I realized I still had my jacket on and semi-stood to take it off. 'How long does that take then – you know, the symptoms?'

'The time from exposure until development of first symptoms is normally between one and six days, but most often two to four.'

'So, what are we looking for?'

'Well, the first indication of an attack would most likely be a sudden outbreak of illness, presenting as severe pneumonia and sepsis. If there are only small numbers of cases, the possibility of them being plague may at first be overlooked, given the clinical similarity to other bacterial or viral pneumonias – and the fact that so few Western physicians have ever seen a case of pneumonic plague.

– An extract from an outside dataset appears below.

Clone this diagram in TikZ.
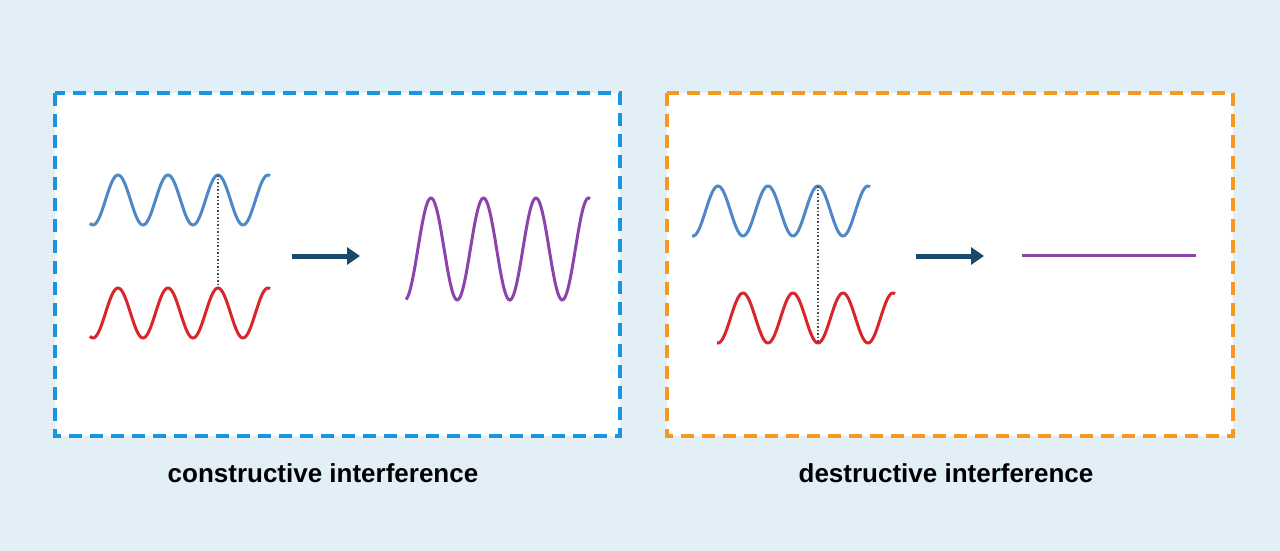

It may be up to ten days before public-health authorities recognize what's happened, and by then, anyone infected will be dead.' He pulled up the sleeves of his cardigan. 'Using this form of plague as a biological weapon would be simply catastrophic.'

'If you were a terrorist, how would you use it?'

' Yersinia pestis can be grown in large quantities and, with just a little skill, could be quite easily disseminated. The agent would have to be milled into a very fine powder so it could be dispersed in aerosol form. A crop-sprayer could be used over a town or city, or individuals could disperse it using compressed oxygen bottles, maybe large hospital bottles in a vehicle, to pump the agent out as they drove round the streets. Then again, it could be hand-held – a smaller compressed oxygen bottle concealed in a rucksack, or even a conventional aerosol can. It really doesn't matter how – once it's delivered an infectious and invisible cloud would remain suspended in the atmosphere for up to an hour, waiting to be inhaled.'

Suzy pursed her lips. 'This powder, Simon, could it be transported in a bottle? And how big an area would, say, twelve full wine bottles contaminate?' She placed her wet gum on the edge of the table before standing up and going over to her handbag.

Simon's eyes followed her. 'A bottle, yes, if it was well sealed.'

Suzy sat down with her cigarettes and lighter in her hand. He looked at me as she took out a Benson amp; Hedges, and the expression on his face told me the penny had dropped.

'That's why I'm here isn't it – some pestis has been discovered? Twelve seventy-five-centilitre bottles – nine litres. Where? What control measures are in place? Has the public health-'

Suzy interrupted him with the offer of a cigarette and, to my surprise, he took one.

'No, Simon, we don't know what control measures are in place. We're trying to find the stuff.' She glanced at me and I nodded as her disposable clicked into life. Considering where he was going after this, it didn't matter if he knew or not. She dragged in a lungful of smoke and handed him the lighter.